Antes de que a
alguien se le ocurriera inventar el
telégrafo y se tendieran miles y miles de kilómetros de cable,
uniendo continentes y océanos, como si se tejiera una inmensa tela de araña
para atrapar al mundo para siempre; las noticias se tomaban su tiempo para
recorrer las distancias, a veces insuperables, otras tardaban semanas, meses en muchos casos. Las cosas ocurrían
cuando tenían que ocurrir, sin prisas, en su momento. Las guerras se hacían en
verano y luego se sembraba. Los días eran
largos, la vida corta. Y todo ya estaba escrito, sólo había que
esperar y morir y resucitar.
Cuando escribo estas palabras puedo hacer
clic con el ratón en una pestaña del
monitor y saber si ya hay un nuevo gobierno en Grecia o en Italia;
si el dictador de un país de África es el mismo de ayer o la OTAN y/o el
presidente Obama han puesto a otro; si ya estamos salvados o nos hundimos
definitivamente en la crisis económica que nos tiene atenazados; si los hijos
de Rajoy se han comido hoy los dos plátanos o no; si el paro sigue aumentando a
unas cifras de vértigo o existen los milagros, o si el dichoso volcán del Hierro estalla de una vez o
nos va a tener en ascuas para siempre.

El vértigo nos acorrala
y nos va devorando por dentro, minando nuestras ilusiones,
carcomiendo la esperanza, rebajando nuestras expectativas hasta quedar colgados en el presente, en ese
abismo al que no nos atrevemos a mirar. A veces parecen que hasta los apocalípticos
hayan enmudecidos superados por una realidad que se muestra despiadada como si fuera todo a explotar.

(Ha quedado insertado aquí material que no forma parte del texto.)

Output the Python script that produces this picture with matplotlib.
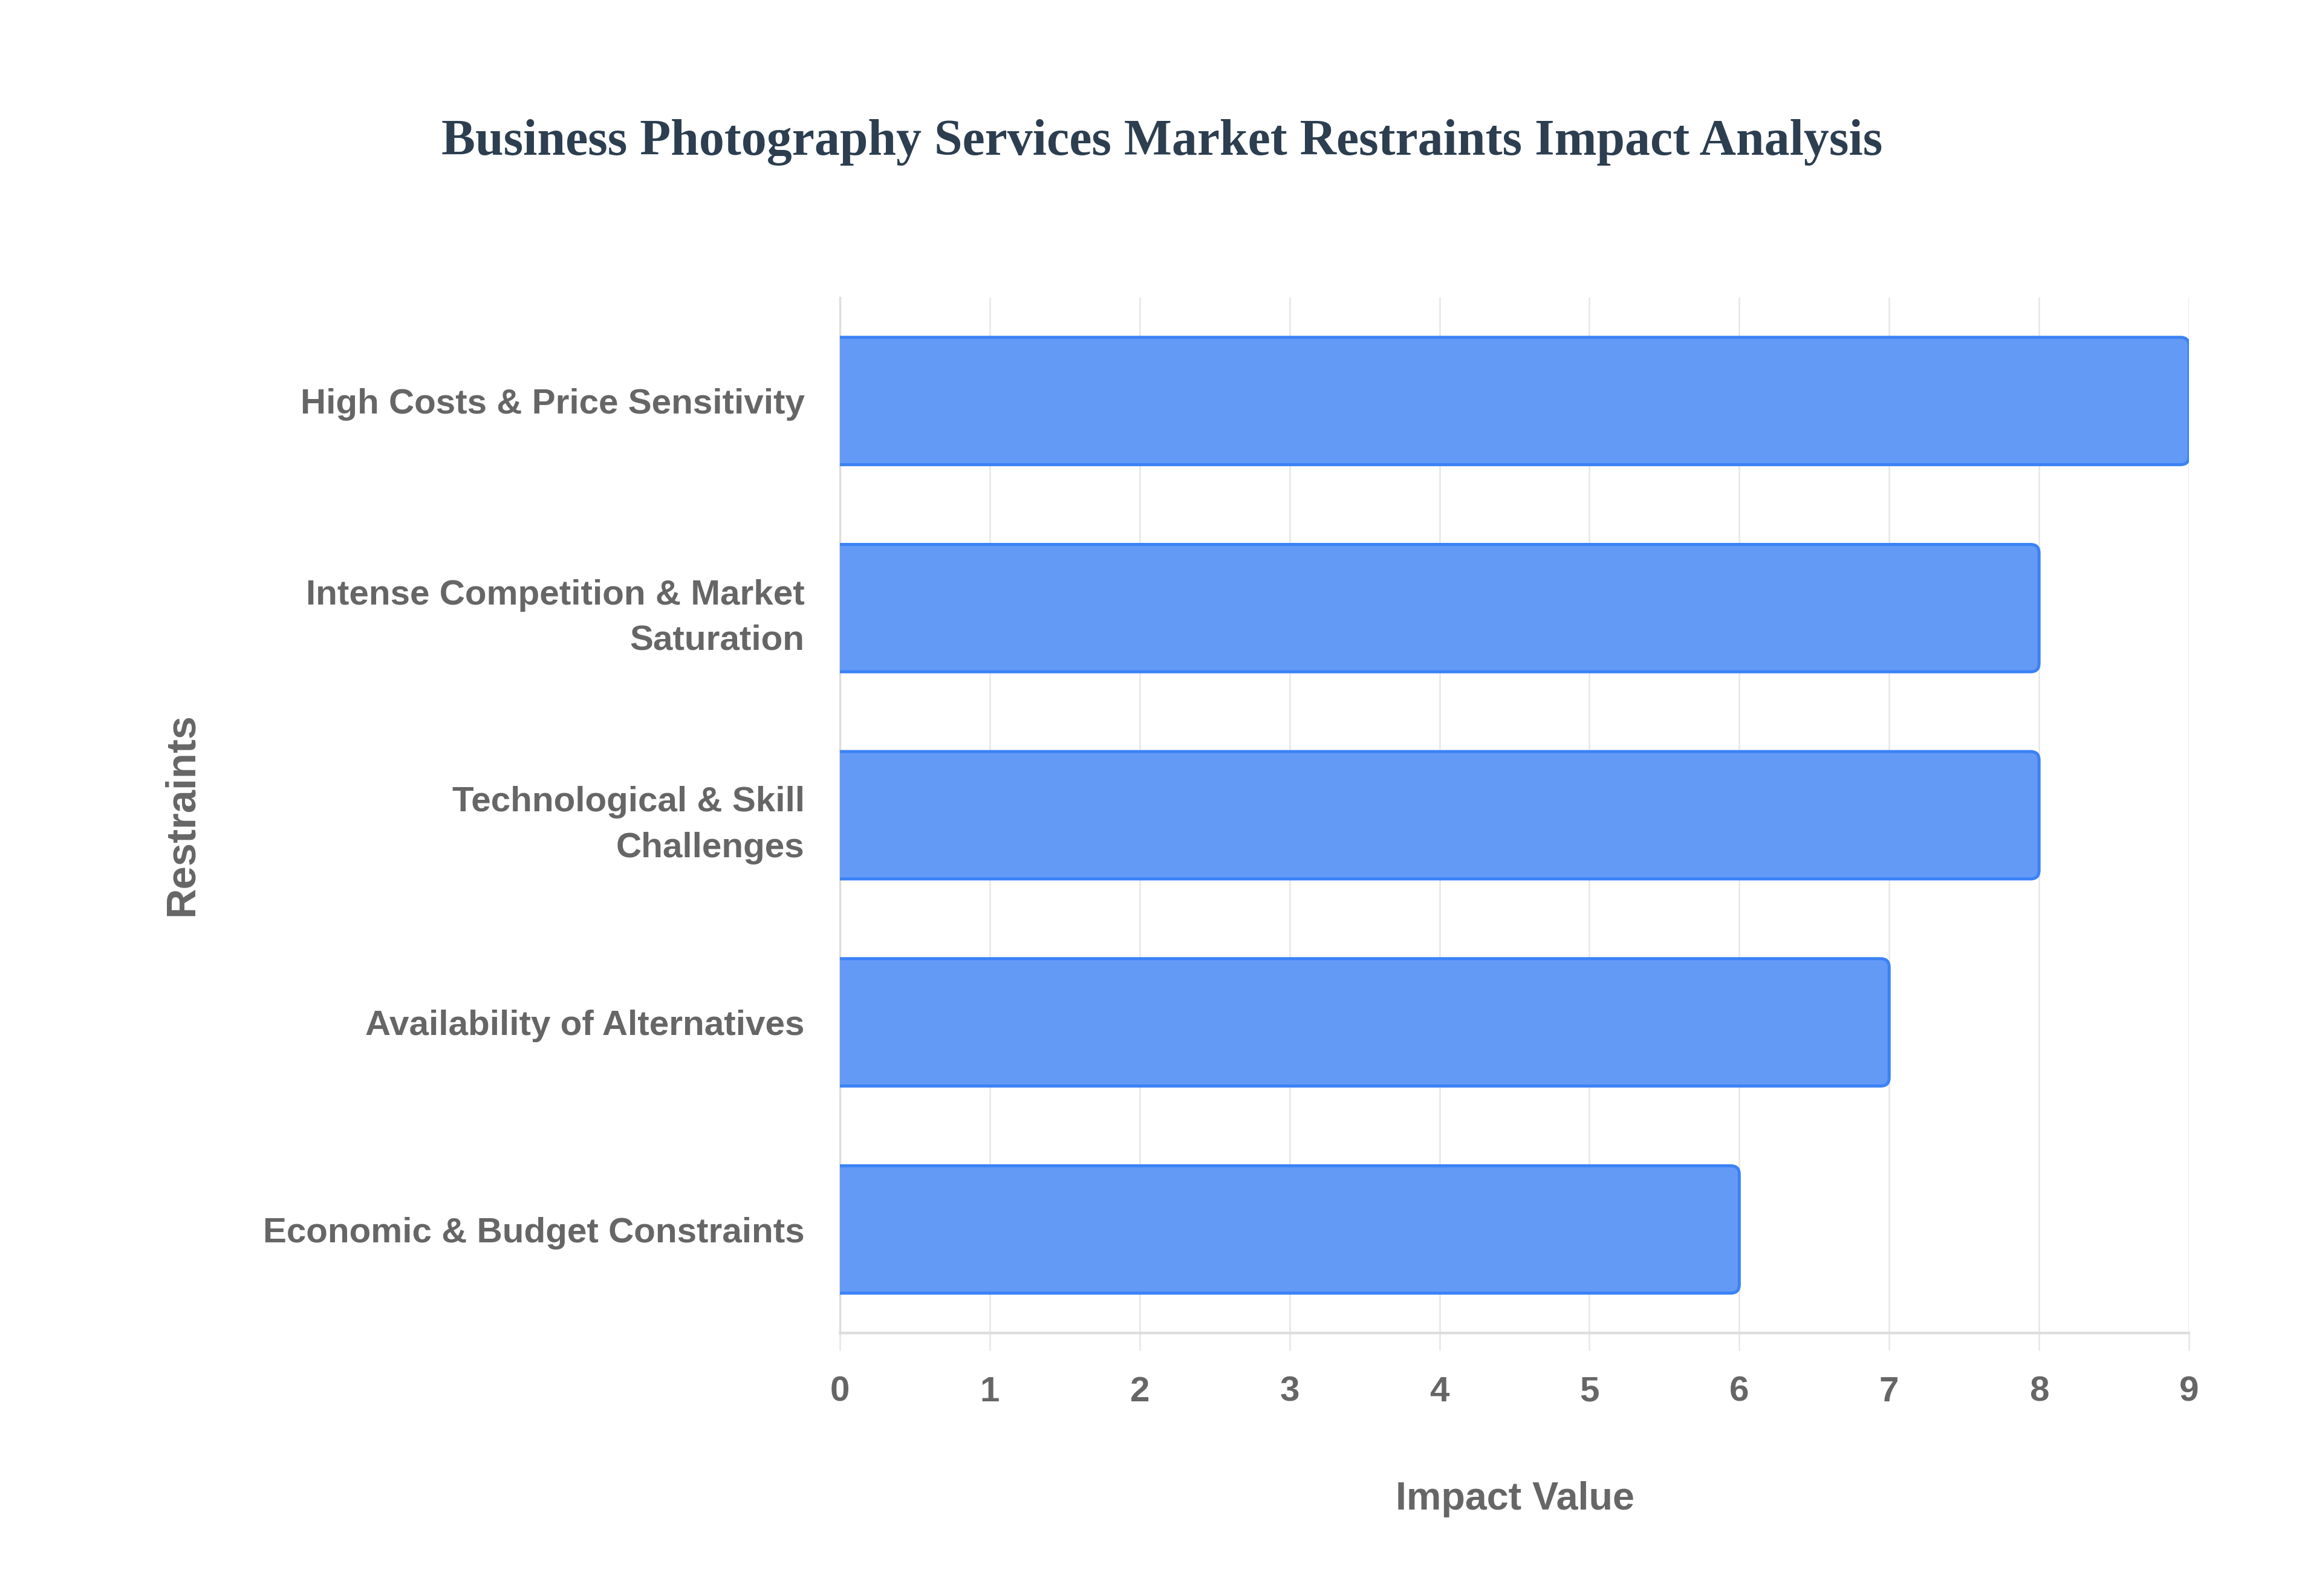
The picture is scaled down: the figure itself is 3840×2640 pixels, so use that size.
import matplotlib
matplotlib.use("Agg")
import matplotlib.pyplot as plt
from matplotlib.patches import FancyBboxPatch

# ---- data ----
categories = [
    "High Costs & Price Sensitivity",
    "Intense Competition & Market\nSaturation",
    "Technological & Skill\nChallenges",
    "Availability of Alternatives",
    "Economic & Budget Constraints",
]
impact_values = [9, 8, 8, 7, 6]
x_ticks = [0, 1, 2, 3, 4, 5, 6, 7, 8, 9]

title = "Business Photography Services Market Restraints Impact Analysis"
x_title = "Impact Value"
y_title = "Restraints"

# ---- style ----
SANS = ["Liberation Sans", "DejaVu Sans"]
SERIF = ["Liberation Serif", "DejaVu Serif"]
TXT = "#666666"
GRID = "#e6e6e6"
FILL = "#639AF6"
EDGE = "#3B82F6"

W, H, DPI = 12.8, 8.8, 300
fig = plt.figure(figsize=(W, H), dpi=DPI, facecolor="white")
left, right, bottom, top = 1389 / 3840, 3620 / 3840, 1 - 2205 / 2640, 1 - 492 / 2640
ax = fig.add_axes([left, bottom, right - left, top - bottom])

ypos = list(range(len(categories)))
ax.set_xlim(0, 9)
ax.set_ylim(len(categories) - 0.5, -0.5)

bars = ax.barh(ypos, impact_values, height=0.615, color=FILL)

# rounded right ends (Chart.js style) built from the bar geometry
ax_w_px = (right - left) * W * DPI
ax_h_px = (top - bottom) * H * DPI
x_per_px = 9 / ax_w_px
y_per_px = len(categories) / ax_h_px
aspect = y_per_px / x_per_px
r_px = 14
r = r_px * x_per_px
for b in bars:
    x0, y0 = b.get_x(), b.get_y()
    w, h = b.get_width(), b.get_height()
    b.set_visible(False)
    p = FancyBboxPatch((x0 - 3 * r, y0), w + 3 * r, h,
                       boxstyle=f"round,pad=0,rounding_size={r}",
                       mutation_aspect=aspect,
                       facecolor=FILL, edgecolor=EDGE, linewidth=1.2,
                       zorder=3)
    ax.add_patch(p)

# grid / spines
ax.set_xticks(x_ticks)
ax.grid(axis="x", color=GRID, linewidth=0.6, zorder=0)
ax.grid(axis="y", visible=False)
ax.set_axisbelow(True)
for s in ["top", "right"]:
    ax.spines[s].set_visible(False)
ax.spines["left"].set_color("#dddddd")
ax.spines["left"].set_linewidth(0.8)
ax.spines["bottom"].set_color("#dddddd")
ax.spines["bottom"].set_linewidth(1.0)

ax.tick_params(axis="x", length=7, width=0.6, color=GRID, pad=10,
               labelsize=14, labelcolor=TXT)
ax.tick_params(axis="y", length=0, pad=14, labelsize=14, labelcolor=TXT)
ax.set_yticks(ypos)
ax.set_yticklabels(categories, linespacing=1.5)
for lab in ax.get_xticklabels() + ax.get_yticklabels():
    lab.set_family(SANS)
    lab.set_fontweight("bold")

fig.text(2505 / 3840, 1 - 2480 / 2640, x_title, ha="center", va="center",
         fontsize=15.5, fontweight="bold", color=TXT, family=SANS)
fig.text(301 / 3840, 1 - 1347 / 2640, y_title, ha="center", va="center",
         rotation=90, fontsize=16.5, fontweight="bold", color=TXT, family=SANS)
fig.text(1922 / 3840, 1 - 236 / 2640, title, ha="center", va="center",
         fontsize=20.1, fontweight="bold", color="#2C3E50", family=SERIF)

fig.savefig("out.png", dpi=DPI, facecolor="white")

Y tanto es el miedo a lo que pueda ocurrir que casi deseamos
que ocurra de una vez por todas para poder superarlo cuanto antes. Todo
eso, de alguna manera, parece que está simbolizado por el volcán
del Hierro, esa continua amenaza, una posible erupción que puede ser
violenta o explosiva y que puede surgir en cualquier momento y en cualquier
lugar de la isla, mientras los sismos aterrorizan sin tregua a sus habitantes. Pocos hombres y mujeres han conocido, en la
rica y tranquila Europa, una situación tan llena de incertidumbre, donde nos estamos
jugando tanto nuestro porvenir, incapaces de
hacer nada, superados por las adversidades, solo contemplando las
aguas del Mar de Las Calmas esperando a que todo ocurra, como si, de repente, nos diésemos cuenta de que somos mortales, mientras se agrieta, cada vez más, nuestro Olimpo.